◆ What needs to be done
Below is a block of records. Copy every line in it that contains the word "image".

◆ Available data

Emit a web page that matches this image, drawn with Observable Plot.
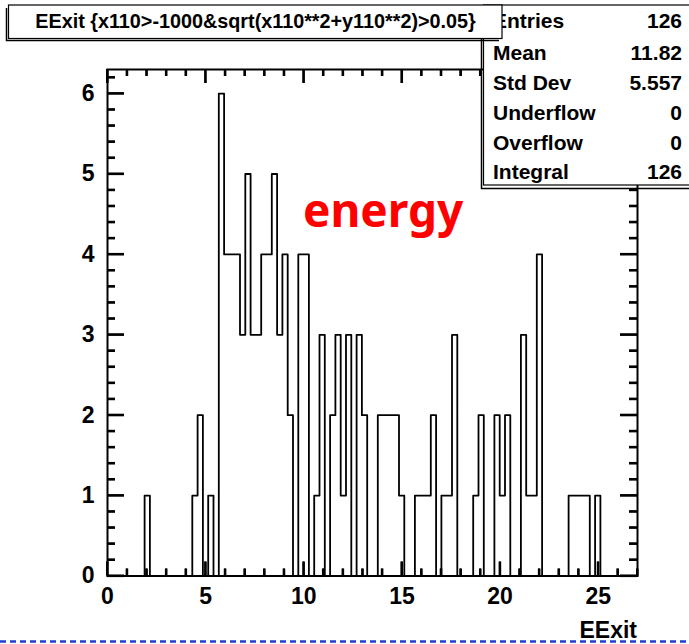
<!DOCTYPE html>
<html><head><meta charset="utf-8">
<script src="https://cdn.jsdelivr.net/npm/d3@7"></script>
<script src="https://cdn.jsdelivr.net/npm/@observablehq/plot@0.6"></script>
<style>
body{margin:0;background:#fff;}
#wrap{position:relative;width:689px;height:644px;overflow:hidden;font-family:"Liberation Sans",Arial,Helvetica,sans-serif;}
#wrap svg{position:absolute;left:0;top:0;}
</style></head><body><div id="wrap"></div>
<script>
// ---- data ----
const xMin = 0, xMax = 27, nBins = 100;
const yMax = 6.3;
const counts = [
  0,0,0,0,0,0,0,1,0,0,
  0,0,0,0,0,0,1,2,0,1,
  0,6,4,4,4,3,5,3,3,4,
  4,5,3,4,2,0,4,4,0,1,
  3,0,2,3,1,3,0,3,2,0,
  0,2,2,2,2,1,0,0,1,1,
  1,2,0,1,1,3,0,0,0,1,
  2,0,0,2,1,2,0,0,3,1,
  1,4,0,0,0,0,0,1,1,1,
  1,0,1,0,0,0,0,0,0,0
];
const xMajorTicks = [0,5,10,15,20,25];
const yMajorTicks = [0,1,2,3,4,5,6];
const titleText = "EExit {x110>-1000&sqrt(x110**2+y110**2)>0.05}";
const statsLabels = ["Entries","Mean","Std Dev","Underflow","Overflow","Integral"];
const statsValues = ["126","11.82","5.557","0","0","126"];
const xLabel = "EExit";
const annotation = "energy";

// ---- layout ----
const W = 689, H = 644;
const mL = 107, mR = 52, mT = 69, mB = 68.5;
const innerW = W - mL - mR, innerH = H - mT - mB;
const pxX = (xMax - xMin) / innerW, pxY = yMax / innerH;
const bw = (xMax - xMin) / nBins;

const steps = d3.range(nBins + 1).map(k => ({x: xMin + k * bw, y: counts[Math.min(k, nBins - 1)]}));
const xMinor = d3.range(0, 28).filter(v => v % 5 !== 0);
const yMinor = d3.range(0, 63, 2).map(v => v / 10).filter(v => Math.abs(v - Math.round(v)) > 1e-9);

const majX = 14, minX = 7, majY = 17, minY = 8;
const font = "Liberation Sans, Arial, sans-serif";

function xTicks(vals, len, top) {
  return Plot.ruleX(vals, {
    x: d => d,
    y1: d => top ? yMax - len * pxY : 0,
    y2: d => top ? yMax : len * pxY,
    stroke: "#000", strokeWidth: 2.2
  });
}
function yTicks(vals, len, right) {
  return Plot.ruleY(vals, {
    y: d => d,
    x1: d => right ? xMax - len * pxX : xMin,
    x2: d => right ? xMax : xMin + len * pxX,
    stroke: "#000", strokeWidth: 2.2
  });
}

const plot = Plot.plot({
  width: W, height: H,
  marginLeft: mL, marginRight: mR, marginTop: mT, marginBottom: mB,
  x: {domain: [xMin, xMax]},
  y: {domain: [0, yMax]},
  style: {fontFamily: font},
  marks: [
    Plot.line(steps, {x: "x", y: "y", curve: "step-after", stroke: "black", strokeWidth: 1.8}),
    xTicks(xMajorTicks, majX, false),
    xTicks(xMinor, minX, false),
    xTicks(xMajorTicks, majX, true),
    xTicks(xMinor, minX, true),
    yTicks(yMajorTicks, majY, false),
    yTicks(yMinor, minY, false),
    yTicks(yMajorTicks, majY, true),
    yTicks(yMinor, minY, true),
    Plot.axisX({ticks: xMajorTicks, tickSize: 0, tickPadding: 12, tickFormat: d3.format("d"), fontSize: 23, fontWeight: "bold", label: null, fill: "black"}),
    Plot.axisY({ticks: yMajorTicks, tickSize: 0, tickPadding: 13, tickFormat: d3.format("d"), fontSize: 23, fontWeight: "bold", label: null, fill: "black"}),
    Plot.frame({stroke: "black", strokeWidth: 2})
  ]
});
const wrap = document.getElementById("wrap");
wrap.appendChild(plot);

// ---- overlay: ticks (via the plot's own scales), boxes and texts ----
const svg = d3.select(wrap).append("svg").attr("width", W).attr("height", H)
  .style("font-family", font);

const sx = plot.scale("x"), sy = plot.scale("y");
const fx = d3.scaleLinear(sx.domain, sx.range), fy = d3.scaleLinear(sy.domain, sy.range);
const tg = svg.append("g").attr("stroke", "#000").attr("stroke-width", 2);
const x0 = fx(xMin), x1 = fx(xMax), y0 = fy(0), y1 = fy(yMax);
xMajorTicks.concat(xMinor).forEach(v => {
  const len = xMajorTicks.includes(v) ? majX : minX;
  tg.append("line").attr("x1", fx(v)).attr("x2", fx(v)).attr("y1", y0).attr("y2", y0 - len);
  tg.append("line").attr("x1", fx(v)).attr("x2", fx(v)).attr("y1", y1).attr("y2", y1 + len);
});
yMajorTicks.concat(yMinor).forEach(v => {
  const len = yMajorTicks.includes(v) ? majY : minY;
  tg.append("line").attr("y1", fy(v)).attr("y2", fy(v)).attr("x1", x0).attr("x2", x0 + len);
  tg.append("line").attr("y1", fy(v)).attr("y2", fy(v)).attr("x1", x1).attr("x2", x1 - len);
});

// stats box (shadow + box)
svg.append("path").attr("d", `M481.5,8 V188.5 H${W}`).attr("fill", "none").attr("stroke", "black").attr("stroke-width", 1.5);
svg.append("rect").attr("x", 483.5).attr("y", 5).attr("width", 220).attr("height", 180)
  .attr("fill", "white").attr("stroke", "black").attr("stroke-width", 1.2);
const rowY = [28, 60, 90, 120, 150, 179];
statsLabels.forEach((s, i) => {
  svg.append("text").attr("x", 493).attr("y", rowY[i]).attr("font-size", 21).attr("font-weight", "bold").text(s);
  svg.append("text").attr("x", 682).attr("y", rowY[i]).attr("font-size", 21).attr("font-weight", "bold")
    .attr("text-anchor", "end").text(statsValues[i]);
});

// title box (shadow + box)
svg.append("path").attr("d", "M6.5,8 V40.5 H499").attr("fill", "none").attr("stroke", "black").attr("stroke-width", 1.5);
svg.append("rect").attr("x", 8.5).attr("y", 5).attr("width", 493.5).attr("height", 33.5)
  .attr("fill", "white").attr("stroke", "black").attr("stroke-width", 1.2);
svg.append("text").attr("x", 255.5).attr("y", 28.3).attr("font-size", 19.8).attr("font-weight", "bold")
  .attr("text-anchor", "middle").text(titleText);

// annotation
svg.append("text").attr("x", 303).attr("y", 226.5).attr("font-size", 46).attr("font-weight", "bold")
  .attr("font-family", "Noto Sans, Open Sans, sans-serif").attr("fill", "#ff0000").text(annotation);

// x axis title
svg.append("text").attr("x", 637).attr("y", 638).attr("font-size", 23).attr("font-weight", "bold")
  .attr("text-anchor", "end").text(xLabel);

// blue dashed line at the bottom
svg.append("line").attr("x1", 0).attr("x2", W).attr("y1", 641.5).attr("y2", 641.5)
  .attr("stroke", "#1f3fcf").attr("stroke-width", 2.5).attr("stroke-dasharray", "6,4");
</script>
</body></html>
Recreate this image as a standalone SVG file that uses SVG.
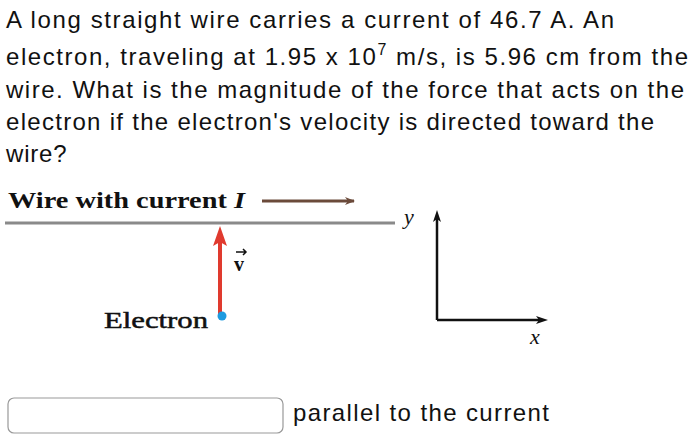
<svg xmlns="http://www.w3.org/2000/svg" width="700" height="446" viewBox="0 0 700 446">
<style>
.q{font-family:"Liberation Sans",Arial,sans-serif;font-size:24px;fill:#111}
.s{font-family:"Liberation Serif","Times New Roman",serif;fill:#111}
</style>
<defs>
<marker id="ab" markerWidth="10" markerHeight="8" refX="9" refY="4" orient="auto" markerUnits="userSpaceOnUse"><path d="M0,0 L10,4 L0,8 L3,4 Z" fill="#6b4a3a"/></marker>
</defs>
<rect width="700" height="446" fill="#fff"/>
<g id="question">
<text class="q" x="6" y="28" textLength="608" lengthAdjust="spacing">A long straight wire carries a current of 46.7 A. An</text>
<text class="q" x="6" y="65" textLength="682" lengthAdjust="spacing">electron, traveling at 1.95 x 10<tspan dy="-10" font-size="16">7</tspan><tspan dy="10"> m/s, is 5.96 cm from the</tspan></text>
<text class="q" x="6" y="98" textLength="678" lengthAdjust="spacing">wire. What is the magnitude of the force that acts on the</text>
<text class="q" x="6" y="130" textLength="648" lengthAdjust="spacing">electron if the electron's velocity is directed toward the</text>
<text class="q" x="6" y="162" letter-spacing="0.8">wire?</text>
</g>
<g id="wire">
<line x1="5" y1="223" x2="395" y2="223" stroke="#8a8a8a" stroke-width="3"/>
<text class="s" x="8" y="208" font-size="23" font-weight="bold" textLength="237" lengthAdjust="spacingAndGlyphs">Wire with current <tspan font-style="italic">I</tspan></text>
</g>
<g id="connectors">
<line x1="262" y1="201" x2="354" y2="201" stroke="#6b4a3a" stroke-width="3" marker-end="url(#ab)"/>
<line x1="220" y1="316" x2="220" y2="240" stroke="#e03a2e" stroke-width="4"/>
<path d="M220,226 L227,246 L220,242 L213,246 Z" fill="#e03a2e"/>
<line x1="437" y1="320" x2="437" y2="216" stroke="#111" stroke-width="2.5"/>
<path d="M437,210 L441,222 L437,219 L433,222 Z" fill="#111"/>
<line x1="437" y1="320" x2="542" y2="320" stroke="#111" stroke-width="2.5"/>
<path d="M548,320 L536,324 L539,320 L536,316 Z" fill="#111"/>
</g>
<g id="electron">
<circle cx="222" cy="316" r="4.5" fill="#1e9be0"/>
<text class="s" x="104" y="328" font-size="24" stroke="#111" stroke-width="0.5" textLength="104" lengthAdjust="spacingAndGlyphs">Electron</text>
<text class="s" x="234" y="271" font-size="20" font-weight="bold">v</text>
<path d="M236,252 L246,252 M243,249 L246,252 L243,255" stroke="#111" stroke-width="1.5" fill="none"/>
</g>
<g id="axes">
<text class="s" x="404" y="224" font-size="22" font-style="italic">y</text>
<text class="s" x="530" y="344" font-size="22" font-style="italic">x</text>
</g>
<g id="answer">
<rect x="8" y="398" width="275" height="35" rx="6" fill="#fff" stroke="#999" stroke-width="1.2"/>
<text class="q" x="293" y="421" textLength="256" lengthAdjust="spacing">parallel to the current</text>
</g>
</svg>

◆ Output for this task
Emit a web page that matches this image, drawn with Observable Plot.
Recreate this image as a standalone SVG file that uses SVG.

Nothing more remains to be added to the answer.